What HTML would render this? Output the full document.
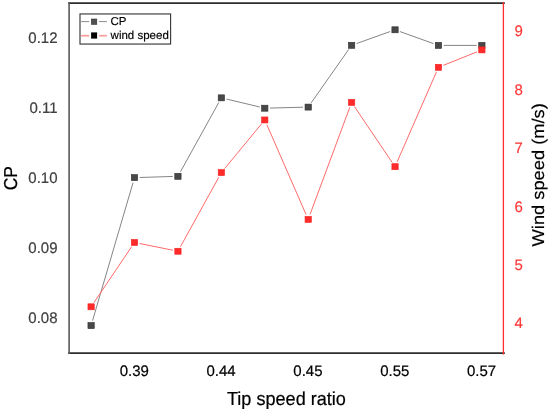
<!DOCTYPE html>
<html><head><meta charset="utf-8"><style>
html,body{margin:0;padding:0;background:#fff;}
svg{display:block;}
text{font-family:"Liberation Sans",Arial,sans-serif;text-rendering:geometricPrecision;}
</style></head><body>
<svg width="550" height="412" viewBox="0 0 550 412">
<rect width="550" height="412" fill="#fff"/>
<g stroke="#858585" stroke-width="1" fill="none">
<line x1="92.56" y1="320.61" x2="133.06" y2="182.64"/>
<line x1="139.72" y1="177.49" x2="172.74" y2="176.46"/>
<line x1="180.46" y1="171.75" x2="218.84" y2="102.40"/>
<line x1="226.42" y1="99.06" x2="259.72" y2="106.99"/>
<line x1="269.98" y1="108.07" x2="303.00" y2="107.23"/>
<line x1="311.19" y1="102.85" x2="348.63" y2="49.55"/>
<line x1="356.52" y1="43.55" x2="390.14" y2="31.55"/>
<line x1="399.93" y1="31.56" x2="433.57" y2="43.64"/>
<line x1="443.66" y1="45.40" x2="476.68" y2="45.40"/>
</g>
<g stroke="#ff6a6a" stroke-width="1" fill="none">
<line x1="94.01" y1="302.49" x2="131.61" y2="246.76"/>
<line x1="139.62" y1="243.48" x2="172.84" y2="250.22"/>
<line x1="180.45" y1="246.70" x2="218.85" y2="177.15"/>
<line x1="224.67" y1="168.59" x2="261.47" y2="123.96"/>
<line x1="266.86" y1="124.72" x2="306.12" y2="214.63"/>
<line x1="310.01" y1="214.52" x2="349.81" y2="107.28"/>
<line x1="354.53" y1="106.71" x2="392.13" y2="162.39"/>
<line x1="397.12" y1="161.93" x2="436.38" y2="72.07"/>
<line x1="443.29" y1="65.37" x2="477.05" y2="51.83"/>
</g>
<g fill="#484848" stroke="#2e2e2e" stroke-width="0.6">
<rect x="87.95" y="322.60" width="6.3" height="6.0"/>
<rect x="131.37" y="174.65" width="6.3" height="6.0"/>
<rect x="174.79" y="173.30" width="6.3" height="6.0"/>
<rect x="218.21" y="94.85" width="6.3" height="6.0"/>
<rect x="261.63" y="105.20" width="6.3" height="6.0"/>
<rect x="305.05" y="104.10" width="6.3" height="6.0"/>
<rect x="348.47" y="42.30" width="6.3" height="6.0"/>
<rect x="391.89" y="26.80" width="6.3" height="6.0"/>
<rect x="435.31" y="42.40" width="6.3" height="6.0"/>
<rect x="478.73" y="42.40" width="6.3" height="6.0"/>
</g>
<g fill="#ff2a2a" stroke="#f52020" stroke-width="0.6">
<rect x="87.95" y="303.80" width="6.3" height="6.0"/>
<rect x="131.37" y="239.45" width="6.3" height="6.0"/>
<rect x="174.79" y="248.25" width="6.3" height="6.0"/>
<rect x="218.21" y="169.60" width="6.3" height="6.0"/>
<rect x="261.63" y="116.95" width="6.3" height="6.0"/>
<rect x="305.05" y="216.40" width="6.3" height="6.0"/>
<rect x="348.47" y="99.40" width="6.3" height="6.0"/>
<rect x="391.89" y="163.70" width="6.3" height="6.0"/>
<rect x="435.31" y="64.30" width="6.3" height="6.0"/>
<rect x="478.73" y="46.90" width="6.3" height="6.0"/>
</g>
<!-- frame -->
<line x1="68.2" y1="3.2" x2="504.8" y2="3.2" stroke="#2e2e2e" stroke-width="1.7"/>
<line x1="68.2" y1="353.05" x2="504.8" y2="353.05" stroke="#2e2e2e" stroke-width="1.8"/>
<line x1="69.1" y1="2.3" x2="69.1" y2="353.9" stroke="#5a5a5a" stroke-width="1.6"/>
<line x1="503.4" y1="2.1" x2="503.4" y2="354.6" stroke="#ff2e2e" stroke-width="1.3"/>
<!-- legend -->
<rect x="80.0" y="13.95" width="90.6" height="30.1" fill="#fff" stroke="#3a3a3a" stroke-width="1.15"/>
<g stroke="#8a8a8a" stroke-width="1"><line x1="81.1" y1="21.6" x2="89.2" y2="21.6"/><line x1="99.1" y1="21.6" x2="106.9" y2="21.6"/></g>
<rect x="91.4" y="19.0" width="5.4" height="5.4" fill="#505050" stroke="#333" stroke-width="0.6"/>
<g stroke="#ff9a9a" stroke-width="1.7"><line x1="81.1" y1="35.7" x2="89.2" y2="35.7"/><line x1="99.1" y1="35.7" x2="106.9" y2="35.7"/></g>
<rect x="91.1" y="32.4" width="6.0" height="6.2" fill="#000"/>
<g font-size="11.5" fill="#000" stroke="#000" stroke-width="0.15">
<text x="110.4" y="25.1">CP</text>
<text x="110.6" y="38.6">wind speed</text>
</g>
<!-- ticks -->
<g font-size="15" fill="#404040" stroke="#404040" stroke-width="0.2" text-anchor="end">
<text transform="translate(57.50,42.83) scale(1,1.02)">0.12</text>
<text transform="translate(57.50,112.83) scale(1,1.02)">0.11</text>
<text transform="translate(57.50,182.83) scale(1,1.02)">0.10</text>
<text transform="translate(57.50,252.83) scale(1,1.02)">0.09</text>
<text transform="translate(57.50,322.83) scale(1,1.02)">0.08</text>
</g>
<g font-size="15" fill="#ff3535" stroke="#ff3535" stroke-width="0.15">
<text transform="translate(514.60,36.33) scale(1,1.02)">9</text>
<text transform="translate(514.60,94.74) scale(1,1.02)">8</text>
<text transform="translate(514.60,153.15) scale(1,1.02)">7</text>
<text transform="translate(514.60,211.56) scale(1,1.02)">6</text>
<text transform="translate(514.60,269.97) scale(1,1.02)">5</text>
<text transform="translate(514.60,328.38) scale(1,1.02)">4</text>
</g>
<g font-size="15" fill="#000" stroke="#000" stroke-width="0.2" text-anchor="middle">
<text transform="translate(134.22,376.20) scale(1,1.02)">0.39</text>
<text transform="translate(221.06,376.20) scale(1,1.02)">0.44</text>
<text transform="translate(307.90,376.20) scale(1,1.02)">0.45</text>
<text transform="translate(394.74,376.20) scale(1,1.02)">0.55</text>
<text transform="translate(481.58,376.20) scale(1,1.02)">0.57</text>
</g>
<!-- axis titles -->
<g fill="#000" stroke="#000" stroke-width="0.2">
<text transform="translate(286.4,404.9) scale(1,1.04)" font-size="18.1" text-anchor="middle">Tip speed ratio</text>
<text transform="translate(17.0,178.15) rotate(-90) scale(1,1.075)" font-size="17.4" text-anchor="middle">CP</text>
<text transform="translate(543.7,174.8) rotate(-90) scale(1,0.93)" font-size="18.3" text-anchor="middle">Wind speed (m/s)</text>
</g>
</svg>
</body></html>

### TASK DETAILS
Give every line back word for word and leave the pictures out.

### RIGHT ANSWER
What HTML would render this? Output the full document.
<!DOCTYPE html>
<html><head><meta charset="utf-8"><style>
html,body{margin:0;padding:0;background:#fff;}
svg{display:block;}
text{font-family:"Liberation Sans",Arial,sans-serif;text-rendering:geometricPrecision;}
</style></head><body>
<svg width="550" height="412" viewBox="0 0 550 412">
<rect width="550" height="412" fill="#fff"/>
<g stroke="#858585" stroke-width="1" fill="none">
<line x1="92.56" y1="320.61" x2="133.06" y2="182.64"/>
<line x1="139.72" y1="177.49" x2="172.74" y2="176.46"/>
<line x1="180.46" y1="171.75" x2="218.84" y2="102.40"/>
<line x1="226.42" y1="99.06" x2="259.72" y2="106.99"/>
<line x1="269.98" y1="108.07" x2="303.00" y2="107.23"/>
<line x1="311.19" y1="102.85" x2="348.63" y2="49.55"/>
<line x1="356.52" y1="43.55" x2="390.14" y2="31.55"/>
<line x1="399.93" y1="31.56" x2="433.57" y2="43.64"/>
<line x1="443.66" y1="45.40" x2="476.68" y2="45.40"/>
</g>
<g stroke="#ff6a6a" stroke-width="1" fill="none">
<line x1="94.01" y1="302.49" x2="131.61" y2="246.76"/>
<line x1="139.62" y1="243.48" x2="172.84" y2="250.22"/>
<line x1="180.45" y1="246.70" x2="218.85" y2="177.15"/>
<line x1="224.67" y1="168.59" x2="261.47" y2="123.96"/>
<line x1="266.86" y1="124.72" x2="306.12" y2="214.63"/>
<line x1="310.01" y1="214.52" x2="349.81" y2="107.28"/>
<line x1="354.53" y1="106.71" x2="392.13" y2="162.39"/>
<line x1="397.12" y1="161.93" x2="436.38" y2="72.07"/>
<line x1="443.29" y1="65.37" x2="477.05" y2="51.83"/>
</g>
<g fill="#484848" stroke="#2e2e2e" stroke-width="0.6">
<rect x="87.95" y="322.60" width="6.3" height="6.0"/>
<rect x="131.37" y="174.65" width="6.3" height="6.0"/>
<rect x="174.79" y="173.30" width="6.3" height="6.0"/>
<rect x="218.21" y="94.85" width="6.3" height="6.0"/>
<rect x="261.63" y="105.20" width="6.3" height="6.0"/>
<rect x="305.05" y="104.10" width="6.3" height="6.0"/>
<rect x="348.47" y="42.30" width="6.3" height="6.0"/>
<rect x="391.89" y="26.80" width="6.3" height="6.0"/>
<rect x="435.31" y="42.40" width="6.3" height="6.0"/>
<rect x="478.73" y="42.40" width="6.3" height="6.0"/>
</g>
<g fill="#ff2a2a" stroke="#f52020" stroke-width="0.6">
<rect x="87.95" y="303.80" width="6.3" height="6.0"/>
<rect x="131.37" y="239.45" width="6.3" height="6.0"/>
<rect x="174.79" y="248.25" width="6.3" height="6.0"/>
<rect x="218.21" y="169.60" width="6.3" height="6.0"/>
<rect x="261.63" y="116.95" width="6.3" height="6.0"/>
<rect x="305.05" y="216.40" width="6.3" height="6.0"/>
<rect x="348.47" y="99.40" width="6.3" height="6.0"/>
<rect x="391.89" y="163.70" width="6.3" height="6.0"/>
<rect x="435.31" y="64.30" width="6.3" height="6.0"/>
<rect x="478.73" y="46.90" width="6.3" height="6.0"/>
</g>
<!-- frame -->
<line x1="68.2" y1="3.2" x2="504.8" y2="3.2" stroke="#2e2e2e" stroke-width="1.7"/>
<line x1="68.2" y1="353.05" x2="504.8" y2="353.05" stroke="#2e2e2e" stroke-width="1.8"/>
<line x1="69.1" y1="2.3" x2="69.1" y2="353.9" stroke="#5a5a5a" stroke-width="1.6"/>
<line x1="503.4" y1="2.1" x2="503.4" y2="354.6" stroke="#ff2e2e" stroke-width="1.3"/>
<!-- legend -->
<rect x="80.0" y="13.95" width="90.6" height="30.1" fill="#fff" stroke="#3a3a3a" stroke-width="1.15"/>
<g stroke="#8a8a8a" stroke-width="1"><line x1="81.1" y1="21.6" x2="89.2" y2="21.6"/><line x1="99.1" y1="21.6" x2="106.9" y2="21.6"/></g>
<rect x="91.4" y="19.0" width="5.4" height="5.4" fill="#505050" stroke="#333" stroke-width="0.6"/>
<g stroke="#ff9a9a" stroke-width="1.7"><line x1="81.1" y1="35.7" x2="89.2" y2="35.7"/><line x1="99.1" y1="35.7" x2="106.9" y2="35.7"/></g>
<rect x="91.1" y="32.4" width="6.0" height="6.2" fill="#000"/>
<g font-size="11.5" fill="#000" stroke="#000" stroke-width="0.15">
<text x="110.4" y="25.1">CP</text>
<text x="110.6" y="38.6">wind speed</text>
</g>
<!-- ticks -->
<g font-size="15" fill="#404040" stroke="#404040" stroke-width="0.2" text-anchor="end">
<text transform="translate(57.50,42.83) scale(1,1.02)">0.12</text>
<text transform="translate(57.50,112.83) scale(1,1.02)">0.11</text>
<text transform="translate(57.50,182.83) scale(1,1.02)">0.10</text>
<text transform="translate(57.50,252.83) scale(1,1.02)">0.09</text>
<text transform="translate(57.50,322.83) scale(1,1.02)">0.08</text>
</g>
<g font-size="15" fill="#ff3535" stroke="#ff3535" stroke-width="0.15">
<text transform="translate(514.60,36.33) scale(1,1.02)">9</text>
<text transform="translate(514.60,94.74) scale(1,1.02)">8</text>
<text transform="translate(514.60,153.15) scale(1,1.02)">7</text>
<text transform="translate(514.60,211.56) scale(1,1.02)">6</text>
<text transform="translate(514.60,269.97) scale(1,1.02)">5</text>
<text transform="translate(514.60,328.38) scale(1,1.02)">4</text>
</g>
<g font-size="15" fill="#000" stroke="#000" stroke-width="0.2" text-anchor="middle">
<text transform="translate(134.22,376.20) scale(1,1.02)">0.39</text>
<text transform="translate(221.06,376.20) scale(1,1.02)">0.44</text>
<text transform="translate(307.90,376.20) scale(1,1.02)">0.45</text>
<text transform="translate(394.74,376.20) scale(1,1.02)">0.55</text>
<text transform="translate(481.58,376.20) scale(1,1.02)">0.57</text>
</g>
<!-- axis titles -->
<g fill="#000" stroke="#000" stroke-width="0.2">
<text transform="translate(286.4,404.9) scale(1,1.04)" font-size="18.1" text-anchor="middle">Tip speed ratio</text>
<text transform="translate(17.0,178.15) rotate(-90) scale(1,1.075)" font-size="17.4" text-anchor="middle">CP</text>
<text transform="translate(543.7,174.8) rotate(-90) scale(1,0.93)" font-size="18.3" text-anchor="middle">Wind speed (m/s)</text>
</g>
</svg>
</body></html>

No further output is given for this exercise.